High-quality property tax projections rely on authoritative data. County property appraiser websites provide parcel-level assessments and exemption statuses. State departments of revenue publish millage or levy summaries. For historical context, the Census of Governments compiles property tax collections by state, while academic repositories catalog statutory changes. Importing this data into your planning toolkit ensures transparency and accountability—if a millage increase is proposed, you can immediately convert that percentage into a monthly impact using the calculator. Staying informed through official bulletins also helps prevent scams; legitimate tax notices come from your county treasurer or collector, not private parties demanding wire transfers.

Putting It All Together

Calculating monthly property taxes requires blending statutory knowledge with precise arithmetic.
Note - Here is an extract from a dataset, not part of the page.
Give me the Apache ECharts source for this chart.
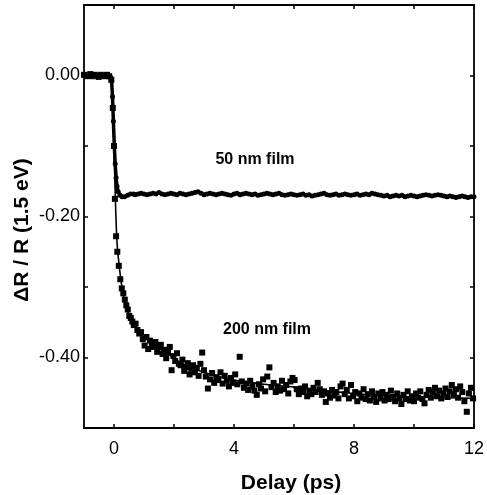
<!DOCTYPE html>
<html>
<head>
<meta charset="utf-8">
<script src="https://cdn.jsdelivr.net/npm/echarts@6/dist/echarts.min.js"></script>
<style>
html,body{margin:0;padding:0;background:#fff;}
#chart{width:487px;height:495px;}
</style>
</head>
<body>
<div id="chart"></div>
<script>
// ---- data ----
var xTickValues = [0, 2, 4, 6, 8, 10, 12];
var xLabelValues = [0, 4, 8, 12];
var yTickValues = [0, -0.1, -0.2, -0.3, -0.4];
var yLabelValues = [0, -0.2, -0.4];

// 50 nm film (dense points, appear as thick line)
var film50 = [
[-1.0,0.000],[-0.9,0.001],[-0.8,-0.001],[-0.7,0.001],[-0.6,0.000],[-0.5,-0.001],[-0.4,0.001],[-0.3,0.000],[-0.2,-0.001],
[-0.12,-0.002],[-0.08,-0.008],[-0.05,-0.030],[-0.02,-0.065],[0.01,-0.100],[0.04,-0.125],[0.07,-0.145],[0.10,-0.157],
[0.14,-0.165],[0.20,-0.170],[0.27,-0.172],[0.35,-0.172],[0.45,-0.170],[0.55,-0.168],[0.65,-0.168],
[0.7,-0.169],[0.8,-0.168],[0.9,-0.167],[1.0,-0.168],[1.1,-0.169],[1.2,-0.168],[1.3,-0.167],[1.4,-0.168],[1.5,-0.166],
[1.6,-0.168],[1.7,-0.169],[1.8,-0.168],[1.9,-0.167],[2.0,-0.168],[2.1,-0.169],[2.2,-0.167],[2.3,-0.168],[2.4,-0.169],
[2.5,-0.168],[2.6,-0.167],[2.7,-0.166],[2.8,-0.165],[2.9,-0.167],[3.0,-0.169],[3.1,-0.168],[3.2,-0.167],[3.3,-0.168],
[3.4,-0.169],[3.5,-0.168],[3.6,-0.167],[3.7,-0.168],[3.8,-0.169],[3.9,-0.170],[4.0,-0.168],[4.1,-0.167],[4.2,-0.169],
[4.3,-0.168],[4.4,-0.167],[4.5,-0.168],[4.6,-0.169],[4.7,-0.168],[4.8,-0.170],[4.9,-0.169],[5.0,-0.168],[5.1,-0.167],
[5.2,-0.168],[5.3,-0.169],[5.4,-0.168],[5.5,-0.167],[5.6,-0.169],[5.7,-0.170],[5.8,-0.169],[5.9,-0.168],[6.0,-0.169],
[6.1,-0.170],[6.2,-0.169],[6.3,-0.168],[6.4,-0.170],[6.5,-0.169],[6.6,-0.171],[6.7,-0.170],[6.8,-0.169],[6.9,-0.168],
[7.0,-0.167],[7.1,-0.169],[7.2,-0.170],[7.3,-0.169],[7.4,-0.168],[7.5,-0.170],[7.6,-0.169],[7.7,-0.168],[7.8,-0.169],
[7.9,-0.170],[8.0,-0.169],[8.1,-0.168],[8.2,-0.170],[8.3,-0.169],[8.4,-0.168],[8.5,-0.169],[8.6,-0.167],[8.7,-0.168],
[8.8,-0.169],[8.9,-0.170],[9.0,-0.171],[9.1,-0.170],[9.2,-0.172],[9.3,-0.171],[9.4,-0.170],[9.5,-0.171],[9.6,-0.170],
[9.7,-0.172],[9.8,-0.171],[9.9,-0.170],[10.0,-0.171],[10.1,-0.172],[10.2,-0.171],[10.3,-0.170],[10.4,-0.169],[10.5,-0.170],
[10.6,-0.171],[10.7,-0.170],[10.8,-0.169],[10.9,-0.170],[11.0,-0.171],[11.1,-0.172],[11.2,-0.171],[11.3,-0.172],[11.4,-0.173],
[11.5,-0.172],[11.6,-0.171],[11.7,-0.172],[11.8,-0.173],[11.9,-0.172],[12.0,-0.172]
];

// 200 nm film measured points
var film200 = [
[-1.0,0.001],[-0.93,-0.001],[-0.86,0.000],[-0.79,0.002],[-0.72,-0.001],[-0.65,0.001],[-0.58,0.000],[-0.51,-0.002],
[-0.44,0.001],[-0.37,0.000],[-0.30,-0.001],[-0.23,0.001],[-0.16,-0.001],[-0.09,-0.006],[-0.04,-0.046],
[0.00,-0.100],[0.03,-0.175],[0.07,-0.228],[0.11,-0.250],[0.16,-0.270],[0.21,-0.289],[0.26,-0.302],[0.31,-0.309],
[0.36,-0.318],[0.41,-0.326],[0.46,-0.332],[0.51,-0.341],[0.56,-0.344],[0.61,-0.349],[0.66,-0.354],[0.72,-0.352],
[0.78,-0.361],[0.84,-0.366],[0.90,-0.364],[0.96,-0.374],[1.02,-0.383],[1.08,-0.371],[1.14,-0.388],[1.20,-0.376],
[1.26,-0.381],[1.32,-0.385],[1.38,-0.378],[1.44,-0.392],[1.50,-0.384],[1.56,-0.382],[1.62,-0.395],[1.68,-0.389],
[1.74,-0.401],[1.80,-0.393],[1.86,-0.385],[1.92,-0.418],[1.98,-0.398],[2.04,-0.405],[2.10,-0.394],[2.16,-0.409],
[2.22,-0.411],[2.28,-0.403],[2.34,-0.419],[2.40,-0.414],[2.46,-0.408],[2.52,-0.424],[2.58,-0.416],[2.64,-0.411],
[2.70,-0.421],[2.76,-0.415],[2.82,-0.426],[2.88,-0.409],[2.94,-0.393],[3.00,-0.418],[3.06,-0.427],[3.13,-0.444],
[3.20,-0.431],[3.27,-0.422],[3.34,-0.436],[3.41,-0.428],[3.48,-0.432],[3.55,-0.421],[3.62,-0.437],[3.69,-0.426],
[3.76,-0.433],[3.83,-0.441],[3.90,-0.429],[3.97,-0.436],[4.04,-0.424],[4.11,-0.438],[4.19,-0.399],[4.26,-0.434],
[4.33,-0.443],[4.40,-0.437],[4.47,-0.446],[4.54,-0.433],[4.61,-0.441],[4.68,-0.447],[4.76,-0.453],[4.83,-0.438],
[4.90,-0.444],[4.97,-0.431],[5.04,-0.448],[5.11,-0.427],[5.18,-0.414],[5.25,-0.442],[5.32,-0.436],[5.39,-0.449],
[5.46,-0.441],[5.53,-0.447],[5.60,-0.433],[5.67,-0.445],[5.74,-0.439],[5.81,-0.451],[5.88,-0.434],[5.95,-0.429],
[6.02,-0.432],[6.09,-0.445],[6.16,-0.452],[6.23,-0.444],[6.30,-0.449],[6.37,-0.441],[6.44,-0.455],[6.51,-0.447],
[6.58,-0.452],[6.65,-0.443],[6.72,-0.449],[6.79,-0.436],[6.86,-0.445],[6.93,-0.453],[7.00,-0.448],[7.06,-0.463],
[7.13,-0.451],[7.20,-0.457],[7.27,-0.446],[7.34,-0.454],[7.41,-0.449],[7.48,-0.458],[7.55,-0.441],[7.62,-0.437],
[7.69,-0.452],[7.76,-0.446],[7.83,-0.458],[7.90,-0.439],[7.97,-0.455],[8.04,-0.449],[8.11,-0.462],[8.18,-0.451],
[8.25,-0.457],[8.32,-0.445],[8.39,-0.459],[8.46,-0.452],[8.53,-0.461],[8.60,-0.448],[8.67,-0.456],[8.74,-0.463],
[8.81,-0.451],[8.88,-0.458],[8.95,-0.449],[9.02,-0.461],[9.09,-0.453],[9.16,-0.459],[9.23,-0.447],[9.30,-0.456],
[9.37,-0.462],[9.44,-0.451],[9.51,-0.458],[9.58,-0.466],[9.65,-0.453],[9.72,-0.459],[9.79,-0.448],[9.86,-0.461],
[9.93,-0.455],[10.00,-0.462],[10.07,-0.451],[10.14,-0.457],[10.21,-0.448],[10.28,-0.459],[10.35,-0.465],[10.42,-0.453],
[10.49,-0.446],[10.56,-0.457],[10.63,-0.449],[10.70,-0.443],[10.77,-0.455],[10.84,-0.447],[10.91,-0.458],[10.98,-0.451],
[11.05,-0.444],[11.12,-0.456],[11.19,-0.448],[11.26,-0.439],[11.33,-0.452],[11.40,-0.445],[11.47,-0.457],[11.54,-0.441],
[11.61,-0.449],[11.68,-0.462],[11.76,-0.477],[11.83,-0.451],[11.90,-0.443],[11.97,-0.458]
];

// 200 nm film fit curve
var fit200 = [
[-1.0,0.0],[-0.15,0.0],[-0.10,-0.002],[-0.07,-0.010],[-0.03,-0.060],[0.00,-0.100],[0.03,-0.150],[0.06,-0.195],
[0.09,-0.228],[0.12,-0.248],[0.17,-0.268],[0.22,-0.287],[0.28,-0.304],[0.35,-0.319],[0.45,-0.334],[0.55,-0.344],
[0.70,-0.355],[0.85,-0.364],[1.0,-0.371],[1.2,-0.378],[1.5,-0.387],[1.8,-0.395],[2.1,-0.404],[2.5,-0.413],
[3.0,-0.421],[3.5,-0.427],[4.0,-0.432],[4.5,-0.435],[5.0,-0.438],[6.0,-0.442],[7.0,-0.447],[8.0,-0.451],
[9.0,-0.454],[10.0,-0.456],[11.0,-0.457],[12.0,-0.458]
];

var xTitle = 'Delay (ps)';
var yTitle = '\u0394R / R (1.5 eV)';
var label50 = '50 nm film';
var label200 = '200 nm film';

var FONT = '"Liberation Sans", Arial, Helvetica, sans-serif';
var chart = echarts.init(document.getElementById('chart'), null, {renderer: 'canvas'});

function baseX(pos, showLabels) {
  return {
    type: 'value', position: pos, min: -1, max: 12,
    axisLine: {show: true, onZero: false, lineStyle: {color: '#000', width: 1.8}},
    axisTick: {show: true, inside: true, length: 4, customValues: xTickValues, lineStyle: {color: '#000', width: 1.5}},
    axisLabel: {show: showLabels, customValues: xLabelValues, margin: 12, color: '#000', fontSize: 18, fontFamily: FONT},
    splitLine: {show: false}
  };
}
function baseY(pos, showLabels) {
  return {
    type: 'value', position: pos, min: -0.5, max: 0.1,
    axisLine: {show: true, onZero: false, lineStyle: {color: '#000', width: 1.8}},
    axisTick: {show: true, inside: true, length: 4, customValues: yTickValues, lineStyle: {color: '#000', width: 1.5}},
    axisLabel: {show: showLabels, customValues: yLabelValues, margin: 4, color: '#000', fontSize: 18, fontFamily: FONT,
      formatter: function (v) { return v.toFixed(2); }},
    splitLine: {show: false}
  };
}

var option = {
  backgroundColor: '#fff',
  animation: false,
  grid: {left: 84, right: 10, top: 5, bottom: 67, containLabel: false},
  xAxis: [baseX('bottom', true), baseX('top', false)],
  yAxis: [baseY('left', true), baseY('right', false)],
  series: [
    {
      type: 'line', name: '50 nm', data: film50, xAxisIndex: 0, yAxisIndex: 0,
      showSymbol: true, symbol: 'circle', symbolSize: 5,
      itemStyle: {color: '#000', opacity: 1}, lineStyle: {color: '#000', width: 3.5}, z: 3
    },
    {
      type: 'line', name: '200 nm fit', data: fit200, xAxisIndex: 0, yAxisIndex: 0,
      showSymbol: false, smooth: 0.3, lineStyle: {color: '#000', width: 1.6}, z: 2
    },
    {
      type: 'scatter', name: '200 nm', data: film200, xAxisIndex: 0, yAxisIndex: 0,
      symbol: 'rect', symbolSize: 6, itemStyle: {color: '#000', opacity: 1}, z: 4
    }
  ],
  graphic: [
    {type: 'text', x: 291, y: 483, style: {text: xTitle, fill: '#000', font: 'bold 21px ' + FONT, textAlign: 'center', textVerticalAlign: 'middle'}},
    {type: 'text', x: 22, y: 230, rotation: Math.PI / 2, style: {text: yTitle, fill: '#000', font: 'bold 21px ' + FONT, textAlign: 'center', textVerticalAlign: 'middle'}},
    {type: 'text', x: 255, y: 160, style: {text: label50, fill: '#000', font: 'bold 16px ' + FONT, textAlign: 'center', textVerticalAlign: 'middle'}},
    {type: 'text', x: 267, y: 330, style: {text: label200, fill: '#000', font: 'bold 16px ' + FONT, textAlign: 'center', textVerticalAlign: 'middle'}}
  ]
};
chart.setOption(option);
</script>
</body>
</html>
By understanding how assessment ratios, exemptions, millage rates, and special levies interact, homeowners and investors can forecast with confidence, contest inaccuracies, and budget responsibly. Whether you rely on escrow or self-manage payments, the key is to verify every line on your tax bill and maintain up-to-date records of exemptions. With the premium calculator above, you can model dozens of scenarios, compare states, and visualize how school and municipal shares carve up each dollar. Use the insights to advocate at public hearings, negotiate accurate escrow with your lender, and ensure that property taxes remain predictable in your long-term financial strategy.